L’amore, la morte e il sogno


Roberto Ferri (Taranto 1949 – vivente).

Le pose sensuali e lo stile caravaggesco dell’artista denotano la sua passione per la rappresentazione pittorica della figura umana in tutte le sue configurazioni, maschile, femminile e di qualsiasi altra natura, ma ancor più evidenziano la passione del Ferri per la topa. Si notino le luminose quanto conturbanti linee che disegnano i tratti soavi del corpo femminile contrapposte ai tratti duri seppure estremamente realistici che definiscono e mettono in risalto la muscolatura maschile.
Il candore dell’epidermide della fanciulla fa da contraltare al rosa carnicino del capezzolo sinistro, il quale è palesato rispetto all’adelfo quasi a sottolineare che in una pervietà ad esso ima giace un cuore pulsante.
La bocca semisocchiusa alla evidente ricerca di un osculare contatto con l’amante ci trasmette la beatitudine di una femmina insensibile al male fisico e morale, pronta comunque alla tenzone amorosa sebbene costretta in ferrei e dolorosi vincoli, specie in un consesso di tal fatta in cui le promiscuità umane si fondono con archetipi dell’immaginario. Il verdastro corpo di arpia, l’umano con la manovella nel cuore, il rettile dietro ad esso e la donna all’estrema sinistra il cui livido colore ne annuncia la sua probabile essenza di cadavere, sono rappresentazioni oniriche e mitologiche che stanno a rappresentare il mondo dell’inconscio dell’artista, in cui i sentimenti più alti vengono sfumati da ricordi e paure ancestrali, quasi a ricordare che anche l’attimo più sublime può essere guastato in un nonnulla.

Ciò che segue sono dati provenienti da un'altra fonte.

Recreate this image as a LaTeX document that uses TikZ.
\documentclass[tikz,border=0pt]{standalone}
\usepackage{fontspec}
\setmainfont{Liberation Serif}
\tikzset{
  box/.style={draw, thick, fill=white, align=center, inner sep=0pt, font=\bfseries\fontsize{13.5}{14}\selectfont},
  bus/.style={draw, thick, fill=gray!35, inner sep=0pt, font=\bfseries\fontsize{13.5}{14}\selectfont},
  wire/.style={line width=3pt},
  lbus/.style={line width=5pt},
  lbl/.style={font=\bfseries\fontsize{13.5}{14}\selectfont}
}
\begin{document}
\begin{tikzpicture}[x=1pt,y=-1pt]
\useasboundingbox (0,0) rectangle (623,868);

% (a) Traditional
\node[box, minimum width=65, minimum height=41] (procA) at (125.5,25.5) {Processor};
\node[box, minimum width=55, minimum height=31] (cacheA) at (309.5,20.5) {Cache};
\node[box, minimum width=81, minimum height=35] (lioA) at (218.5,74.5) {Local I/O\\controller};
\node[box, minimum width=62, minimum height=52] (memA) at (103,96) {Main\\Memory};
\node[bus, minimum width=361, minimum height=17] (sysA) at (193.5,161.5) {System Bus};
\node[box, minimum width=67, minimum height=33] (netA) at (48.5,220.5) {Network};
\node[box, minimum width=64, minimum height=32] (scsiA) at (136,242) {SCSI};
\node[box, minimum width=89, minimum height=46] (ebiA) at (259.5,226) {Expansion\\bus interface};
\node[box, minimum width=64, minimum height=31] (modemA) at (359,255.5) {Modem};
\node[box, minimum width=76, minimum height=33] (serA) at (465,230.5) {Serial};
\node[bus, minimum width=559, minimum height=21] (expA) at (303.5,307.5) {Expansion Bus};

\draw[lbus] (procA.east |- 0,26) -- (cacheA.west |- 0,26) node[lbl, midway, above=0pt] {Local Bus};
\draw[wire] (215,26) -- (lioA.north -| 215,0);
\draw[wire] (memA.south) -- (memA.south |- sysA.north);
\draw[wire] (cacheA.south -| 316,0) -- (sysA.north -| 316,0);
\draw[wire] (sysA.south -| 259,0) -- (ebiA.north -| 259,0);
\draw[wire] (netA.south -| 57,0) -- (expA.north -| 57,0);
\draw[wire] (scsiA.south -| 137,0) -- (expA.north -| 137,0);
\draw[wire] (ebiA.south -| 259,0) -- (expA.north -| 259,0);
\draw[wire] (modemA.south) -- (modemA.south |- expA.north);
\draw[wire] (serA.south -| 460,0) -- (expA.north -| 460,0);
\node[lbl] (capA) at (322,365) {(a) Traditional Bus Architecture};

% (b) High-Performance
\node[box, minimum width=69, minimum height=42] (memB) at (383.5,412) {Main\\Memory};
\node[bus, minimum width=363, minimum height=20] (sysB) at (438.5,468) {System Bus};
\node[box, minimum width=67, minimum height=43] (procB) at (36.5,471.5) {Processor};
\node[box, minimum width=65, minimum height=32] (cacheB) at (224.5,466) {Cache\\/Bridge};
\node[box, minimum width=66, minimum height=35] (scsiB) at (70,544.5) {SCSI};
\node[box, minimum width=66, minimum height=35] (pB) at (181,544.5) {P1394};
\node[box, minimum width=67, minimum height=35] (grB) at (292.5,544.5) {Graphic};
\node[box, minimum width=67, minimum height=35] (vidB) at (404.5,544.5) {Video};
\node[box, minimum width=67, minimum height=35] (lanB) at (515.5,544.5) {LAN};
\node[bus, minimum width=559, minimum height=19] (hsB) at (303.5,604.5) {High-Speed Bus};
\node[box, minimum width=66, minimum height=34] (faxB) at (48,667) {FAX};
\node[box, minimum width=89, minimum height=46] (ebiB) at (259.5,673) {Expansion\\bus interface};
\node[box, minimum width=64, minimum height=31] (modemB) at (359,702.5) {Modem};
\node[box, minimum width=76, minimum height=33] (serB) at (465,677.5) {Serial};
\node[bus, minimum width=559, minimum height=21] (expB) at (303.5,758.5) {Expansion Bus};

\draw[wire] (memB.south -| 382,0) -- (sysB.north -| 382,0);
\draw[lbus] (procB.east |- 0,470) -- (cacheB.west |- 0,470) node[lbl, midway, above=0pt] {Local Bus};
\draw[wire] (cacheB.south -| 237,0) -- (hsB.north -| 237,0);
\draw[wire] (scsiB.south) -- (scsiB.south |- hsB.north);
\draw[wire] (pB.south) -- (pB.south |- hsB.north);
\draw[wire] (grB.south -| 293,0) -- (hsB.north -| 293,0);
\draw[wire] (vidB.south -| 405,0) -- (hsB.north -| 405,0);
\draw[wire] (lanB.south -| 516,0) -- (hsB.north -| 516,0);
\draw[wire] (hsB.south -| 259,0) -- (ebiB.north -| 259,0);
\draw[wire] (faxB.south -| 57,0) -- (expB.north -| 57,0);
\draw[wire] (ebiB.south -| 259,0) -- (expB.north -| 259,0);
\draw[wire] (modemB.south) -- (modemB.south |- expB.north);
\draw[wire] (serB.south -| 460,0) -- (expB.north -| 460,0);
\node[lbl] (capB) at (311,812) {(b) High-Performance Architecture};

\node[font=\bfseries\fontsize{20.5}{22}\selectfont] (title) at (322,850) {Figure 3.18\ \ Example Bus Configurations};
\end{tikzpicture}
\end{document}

La scena ricorda, non senza un penoso rammentar di stoviglie infrante, l’occasione in cui il mi’ cognato Oreste scoperse l’allora fidanzata Clorinda, ora maritata Marmugi, mentre si rotolava tra quattro stalloni diversamente indoeuropei suggendo a turno le protuberanze ematoceliche dei quattro mandingo mentre gli altri la zifonavano a dovere ritmando una danza bantù. Al che il cornificato levava il disturbo apostrofando la fedifraga con la frase: “Te sei più budella tu della fogna di Calcutta!”